### OBJECTIVE
In the data below, locate each line with the word "this" and list it.

### ENTRIES SHOWN
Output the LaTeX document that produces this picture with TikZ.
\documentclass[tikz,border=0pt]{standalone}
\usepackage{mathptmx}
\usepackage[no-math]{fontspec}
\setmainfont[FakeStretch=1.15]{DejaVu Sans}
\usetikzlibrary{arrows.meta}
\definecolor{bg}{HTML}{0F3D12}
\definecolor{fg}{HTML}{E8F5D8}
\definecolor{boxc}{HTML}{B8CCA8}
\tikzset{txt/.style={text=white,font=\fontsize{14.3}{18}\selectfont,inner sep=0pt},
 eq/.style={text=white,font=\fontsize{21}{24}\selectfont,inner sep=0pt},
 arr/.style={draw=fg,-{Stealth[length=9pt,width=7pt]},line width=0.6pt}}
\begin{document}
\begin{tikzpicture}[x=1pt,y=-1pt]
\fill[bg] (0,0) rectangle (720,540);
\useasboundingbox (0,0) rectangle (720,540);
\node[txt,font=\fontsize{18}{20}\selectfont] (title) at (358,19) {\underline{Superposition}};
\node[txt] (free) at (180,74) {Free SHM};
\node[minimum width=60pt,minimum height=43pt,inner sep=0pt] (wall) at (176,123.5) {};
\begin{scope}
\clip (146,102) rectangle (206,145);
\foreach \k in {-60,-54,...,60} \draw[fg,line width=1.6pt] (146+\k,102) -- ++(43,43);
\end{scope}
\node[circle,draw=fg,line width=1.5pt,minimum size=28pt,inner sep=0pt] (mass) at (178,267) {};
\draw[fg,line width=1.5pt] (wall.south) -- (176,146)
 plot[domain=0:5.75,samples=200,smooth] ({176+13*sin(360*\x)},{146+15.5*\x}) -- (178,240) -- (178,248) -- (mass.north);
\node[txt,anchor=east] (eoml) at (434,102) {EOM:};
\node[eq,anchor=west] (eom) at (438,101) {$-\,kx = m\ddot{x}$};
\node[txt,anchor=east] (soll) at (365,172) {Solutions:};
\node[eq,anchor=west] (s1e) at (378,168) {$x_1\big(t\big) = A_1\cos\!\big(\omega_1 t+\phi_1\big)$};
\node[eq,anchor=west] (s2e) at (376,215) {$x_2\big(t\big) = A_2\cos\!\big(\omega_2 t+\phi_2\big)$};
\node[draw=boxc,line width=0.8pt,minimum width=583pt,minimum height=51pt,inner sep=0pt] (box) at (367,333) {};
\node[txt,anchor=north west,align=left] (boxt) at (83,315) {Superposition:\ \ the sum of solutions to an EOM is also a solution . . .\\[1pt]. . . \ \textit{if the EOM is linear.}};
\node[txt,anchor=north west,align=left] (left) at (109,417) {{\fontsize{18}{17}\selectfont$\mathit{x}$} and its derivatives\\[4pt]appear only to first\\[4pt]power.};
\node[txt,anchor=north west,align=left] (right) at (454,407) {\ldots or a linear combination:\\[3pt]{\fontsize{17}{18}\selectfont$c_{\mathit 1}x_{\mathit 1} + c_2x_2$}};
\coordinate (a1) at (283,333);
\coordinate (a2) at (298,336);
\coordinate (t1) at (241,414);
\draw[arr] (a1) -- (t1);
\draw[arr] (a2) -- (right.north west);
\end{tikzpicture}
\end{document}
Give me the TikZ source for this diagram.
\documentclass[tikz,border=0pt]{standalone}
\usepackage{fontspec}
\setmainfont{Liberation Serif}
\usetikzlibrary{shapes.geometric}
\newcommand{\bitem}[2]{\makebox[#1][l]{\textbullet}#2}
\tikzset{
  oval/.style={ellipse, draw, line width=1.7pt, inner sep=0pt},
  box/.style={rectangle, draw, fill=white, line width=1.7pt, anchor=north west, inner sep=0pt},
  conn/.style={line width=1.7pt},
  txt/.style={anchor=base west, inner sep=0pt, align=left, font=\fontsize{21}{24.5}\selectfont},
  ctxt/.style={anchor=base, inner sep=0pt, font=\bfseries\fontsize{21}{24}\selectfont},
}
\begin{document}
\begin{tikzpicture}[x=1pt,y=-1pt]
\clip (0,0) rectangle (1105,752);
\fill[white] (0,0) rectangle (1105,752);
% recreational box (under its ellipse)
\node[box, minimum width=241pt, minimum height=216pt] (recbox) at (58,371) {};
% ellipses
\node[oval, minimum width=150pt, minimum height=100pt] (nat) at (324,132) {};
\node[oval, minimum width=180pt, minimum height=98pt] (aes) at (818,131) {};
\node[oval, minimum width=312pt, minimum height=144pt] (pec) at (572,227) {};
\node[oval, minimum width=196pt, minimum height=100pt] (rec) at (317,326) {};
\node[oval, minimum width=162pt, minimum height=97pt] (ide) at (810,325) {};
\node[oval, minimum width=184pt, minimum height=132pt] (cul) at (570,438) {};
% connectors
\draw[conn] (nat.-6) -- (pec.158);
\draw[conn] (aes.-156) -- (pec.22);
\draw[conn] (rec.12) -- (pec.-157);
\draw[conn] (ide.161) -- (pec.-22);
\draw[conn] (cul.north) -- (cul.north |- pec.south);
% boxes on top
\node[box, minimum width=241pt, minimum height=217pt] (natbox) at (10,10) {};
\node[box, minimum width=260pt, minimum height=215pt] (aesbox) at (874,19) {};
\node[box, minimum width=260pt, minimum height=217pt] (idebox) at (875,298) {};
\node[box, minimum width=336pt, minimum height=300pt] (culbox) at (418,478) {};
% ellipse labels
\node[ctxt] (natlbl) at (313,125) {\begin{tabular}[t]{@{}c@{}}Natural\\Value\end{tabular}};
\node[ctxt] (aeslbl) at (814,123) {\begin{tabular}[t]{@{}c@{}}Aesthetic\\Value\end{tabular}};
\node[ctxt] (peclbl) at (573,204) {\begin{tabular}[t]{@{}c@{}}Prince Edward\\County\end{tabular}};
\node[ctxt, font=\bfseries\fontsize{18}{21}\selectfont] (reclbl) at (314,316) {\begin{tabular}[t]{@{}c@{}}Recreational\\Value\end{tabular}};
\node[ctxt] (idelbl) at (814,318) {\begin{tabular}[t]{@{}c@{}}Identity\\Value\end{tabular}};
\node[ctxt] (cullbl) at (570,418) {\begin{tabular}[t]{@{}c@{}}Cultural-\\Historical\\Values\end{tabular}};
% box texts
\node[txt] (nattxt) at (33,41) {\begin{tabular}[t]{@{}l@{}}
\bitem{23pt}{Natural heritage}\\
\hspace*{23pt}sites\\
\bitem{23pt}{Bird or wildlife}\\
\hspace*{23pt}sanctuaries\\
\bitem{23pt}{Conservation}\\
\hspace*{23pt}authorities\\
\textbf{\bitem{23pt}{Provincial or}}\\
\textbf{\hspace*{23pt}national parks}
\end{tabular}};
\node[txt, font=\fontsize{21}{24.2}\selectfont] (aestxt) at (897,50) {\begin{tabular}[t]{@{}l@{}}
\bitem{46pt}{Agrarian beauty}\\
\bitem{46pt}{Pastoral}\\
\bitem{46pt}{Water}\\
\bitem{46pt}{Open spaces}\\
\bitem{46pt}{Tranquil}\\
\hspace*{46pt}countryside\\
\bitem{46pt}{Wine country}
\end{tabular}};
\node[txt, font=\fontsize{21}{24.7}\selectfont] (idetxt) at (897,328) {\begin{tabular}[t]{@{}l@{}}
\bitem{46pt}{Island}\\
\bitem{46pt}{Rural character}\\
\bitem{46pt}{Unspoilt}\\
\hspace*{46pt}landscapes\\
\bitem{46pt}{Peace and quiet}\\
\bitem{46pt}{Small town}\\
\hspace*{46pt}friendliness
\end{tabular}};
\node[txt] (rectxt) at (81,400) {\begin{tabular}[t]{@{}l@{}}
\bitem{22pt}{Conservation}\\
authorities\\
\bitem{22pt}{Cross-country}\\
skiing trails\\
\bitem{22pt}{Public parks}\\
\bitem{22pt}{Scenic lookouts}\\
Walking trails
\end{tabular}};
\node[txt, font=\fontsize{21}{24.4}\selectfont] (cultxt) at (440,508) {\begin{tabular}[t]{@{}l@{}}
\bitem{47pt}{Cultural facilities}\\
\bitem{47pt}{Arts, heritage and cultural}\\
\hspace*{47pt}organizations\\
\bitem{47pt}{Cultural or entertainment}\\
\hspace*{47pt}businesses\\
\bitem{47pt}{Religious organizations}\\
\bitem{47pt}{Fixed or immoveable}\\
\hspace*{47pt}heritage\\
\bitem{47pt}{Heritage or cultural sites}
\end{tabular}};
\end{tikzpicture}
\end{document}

### ANSWER TO THE PROBLEM
Output the LaTeX document that produces this picture with TikZ.
Give me the TikZ source for this diagram.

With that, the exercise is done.